- **Given exercise**
Produce an exact copy of the lines below that run from the line containing "Reproduce this chart with Plotly." to the line containing "showlegend=False))", inclusive; any picture is omitted.

>> START Material for this task

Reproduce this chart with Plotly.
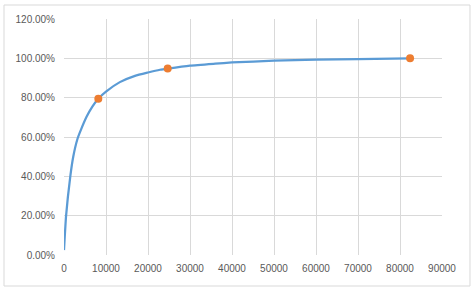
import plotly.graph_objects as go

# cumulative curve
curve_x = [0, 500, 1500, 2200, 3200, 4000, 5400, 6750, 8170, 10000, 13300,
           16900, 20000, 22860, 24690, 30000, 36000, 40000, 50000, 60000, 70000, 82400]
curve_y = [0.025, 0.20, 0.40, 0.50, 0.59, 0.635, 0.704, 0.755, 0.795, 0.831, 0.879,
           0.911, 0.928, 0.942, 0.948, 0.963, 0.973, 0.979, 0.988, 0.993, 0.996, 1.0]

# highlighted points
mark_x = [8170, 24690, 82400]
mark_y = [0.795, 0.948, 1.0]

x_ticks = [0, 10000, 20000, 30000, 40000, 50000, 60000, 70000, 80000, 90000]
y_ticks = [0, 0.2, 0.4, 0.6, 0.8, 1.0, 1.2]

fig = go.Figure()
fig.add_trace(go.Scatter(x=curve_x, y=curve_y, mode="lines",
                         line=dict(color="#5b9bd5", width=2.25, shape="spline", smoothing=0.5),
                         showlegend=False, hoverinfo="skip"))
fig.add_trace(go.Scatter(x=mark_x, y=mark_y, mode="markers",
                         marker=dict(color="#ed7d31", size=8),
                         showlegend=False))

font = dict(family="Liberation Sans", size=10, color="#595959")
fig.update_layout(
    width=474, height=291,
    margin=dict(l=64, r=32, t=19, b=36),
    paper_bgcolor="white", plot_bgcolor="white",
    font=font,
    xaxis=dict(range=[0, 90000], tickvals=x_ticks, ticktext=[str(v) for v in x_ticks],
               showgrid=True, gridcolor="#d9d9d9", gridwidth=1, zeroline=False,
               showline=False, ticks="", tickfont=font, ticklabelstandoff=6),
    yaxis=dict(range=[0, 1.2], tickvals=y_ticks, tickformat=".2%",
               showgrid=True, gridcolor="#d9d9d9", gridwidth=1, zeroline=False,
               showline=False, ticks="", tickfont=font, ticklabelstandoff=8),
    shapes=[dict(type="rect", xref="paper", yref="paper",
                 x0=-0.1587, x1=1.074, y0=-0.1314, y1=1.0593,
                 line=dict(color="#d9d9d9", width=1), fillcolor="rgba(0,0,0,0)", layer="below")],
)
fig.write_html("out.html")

>> END Material for this task
>> START Material for this task

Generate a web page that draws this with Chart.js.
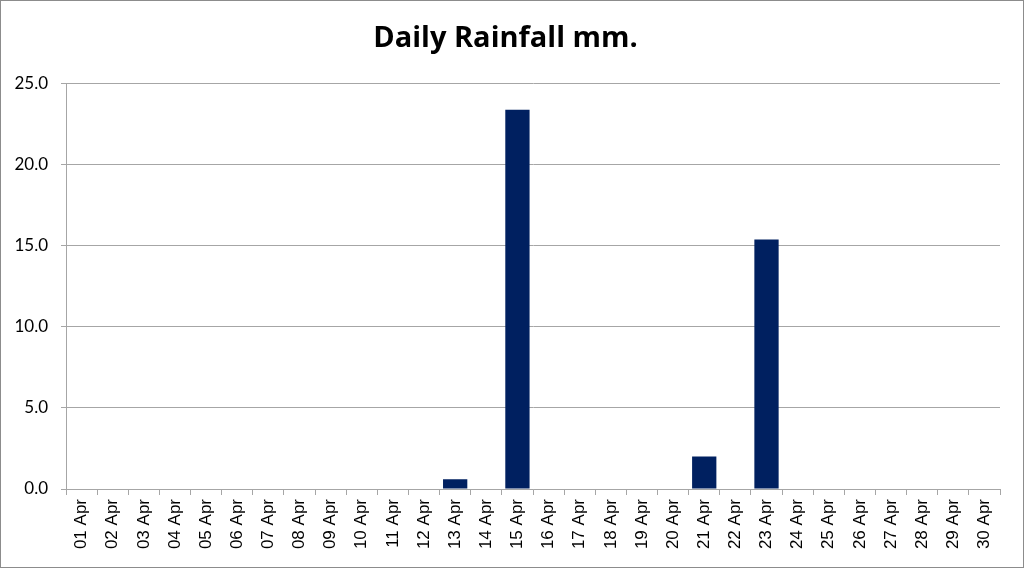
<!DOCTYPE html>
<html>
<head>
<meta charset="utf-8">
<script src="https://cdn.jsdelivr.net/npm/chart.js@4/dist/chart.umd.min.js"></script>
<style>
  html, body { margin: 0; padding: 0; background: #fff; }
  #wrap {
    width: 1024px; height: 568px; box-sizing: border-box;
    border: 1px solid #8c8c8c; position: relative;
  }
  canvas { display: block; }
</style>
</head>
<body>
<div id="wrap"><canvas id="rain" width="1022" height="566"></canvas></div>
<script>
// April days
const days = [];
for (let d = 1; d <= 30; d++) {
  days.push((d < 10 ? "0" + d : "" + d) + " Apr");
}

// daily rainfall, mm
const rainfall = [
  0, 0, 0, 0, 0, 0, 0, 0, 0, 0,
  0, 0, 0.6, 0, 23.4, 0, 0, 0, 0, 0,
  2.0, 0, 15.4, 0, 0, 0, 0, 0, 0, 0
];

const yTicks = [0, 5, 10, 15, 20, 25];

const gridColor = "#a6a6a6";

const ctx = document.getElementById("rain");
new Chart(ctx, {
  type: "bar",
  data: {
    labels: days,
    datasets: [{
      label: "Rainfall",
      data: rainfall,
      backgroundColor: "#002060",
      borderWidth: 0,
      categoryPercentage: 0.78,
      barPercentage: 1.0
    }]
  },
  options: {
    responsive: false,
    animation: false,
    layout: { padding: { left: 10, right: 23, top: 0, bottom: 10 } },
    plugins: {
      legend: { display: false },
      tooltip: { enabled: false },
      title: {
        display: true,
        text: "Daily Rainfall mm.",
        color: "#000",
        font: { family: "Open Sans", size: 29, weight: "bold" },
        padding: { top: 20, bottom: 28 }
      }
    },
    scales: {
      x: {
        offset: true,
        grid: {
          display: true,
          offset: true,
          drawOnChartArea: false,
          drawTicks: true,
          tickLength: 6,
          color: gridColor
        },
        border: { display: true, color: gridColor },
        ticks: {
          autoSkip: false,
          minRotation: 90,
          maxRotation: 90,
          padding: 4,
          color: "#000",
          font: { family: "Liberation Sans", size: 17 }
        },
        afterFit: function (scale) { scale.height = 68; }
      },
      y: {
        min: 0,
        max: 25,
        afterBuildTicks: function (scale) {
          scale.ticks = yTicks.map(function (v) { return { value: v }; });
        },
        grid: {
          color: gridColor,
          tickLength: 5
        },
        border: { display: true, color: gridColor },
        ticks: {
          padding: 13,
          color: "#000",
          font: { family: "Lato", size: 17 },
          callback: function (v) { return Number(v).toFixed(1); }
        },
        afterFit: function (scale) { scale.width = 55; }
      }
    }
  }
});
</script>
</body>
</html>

>> END Material for this task

- **Output for this exercise**
Reproduce this chart with Plotly.
import plotly.graph_objects as go

# cumulative curve
curve_x = [0, 500, 1500, 2200, 3200, 4000, 5400, 6750, 8170, 10000, 13300,
           16900, 20000, 22860, 24690, 30000, 36000, 40000, 50000, 60000, 70000, 82400]
curve_y = [0.025, 0.20, 0.40, 0.50, 0.59, 0.635, 0.704, 0.755, 0.795, 0.831, 0.879,
           0.911, 0.928, 0.942, 0.948, 0.963, 0.973, 0.979, 0.988, 0.993, 0.996, 1.0]

# highlighted points
mark_x = [8170, 24690, 82400]
mark_y = [0.795, 0.948, 1.0]

x_ticks = [0, 10000, 20000, 30000, 40000, 50000, 60000, 70000, 80000, 90000]
y_ticks = [0, 0.2, 0.4, 0.6, 0.8, 1.0, 1.2]

fig = go.Figure()
fig.add_trace(go.Scatter(x=curve_x, y=curve_y, mode="lines",
                         line=dict(color="#5b9bd5", width=2.25, shape="spline", smoothing=0.5),
                         showlegend=False, hoverinfo="skip"))
fig.add_trace(go.Scatter(x=mark_x, y=mark_y, mode="markers",
                         marker=dict(color="#ed7d31", size=8),
                         showlegend=False))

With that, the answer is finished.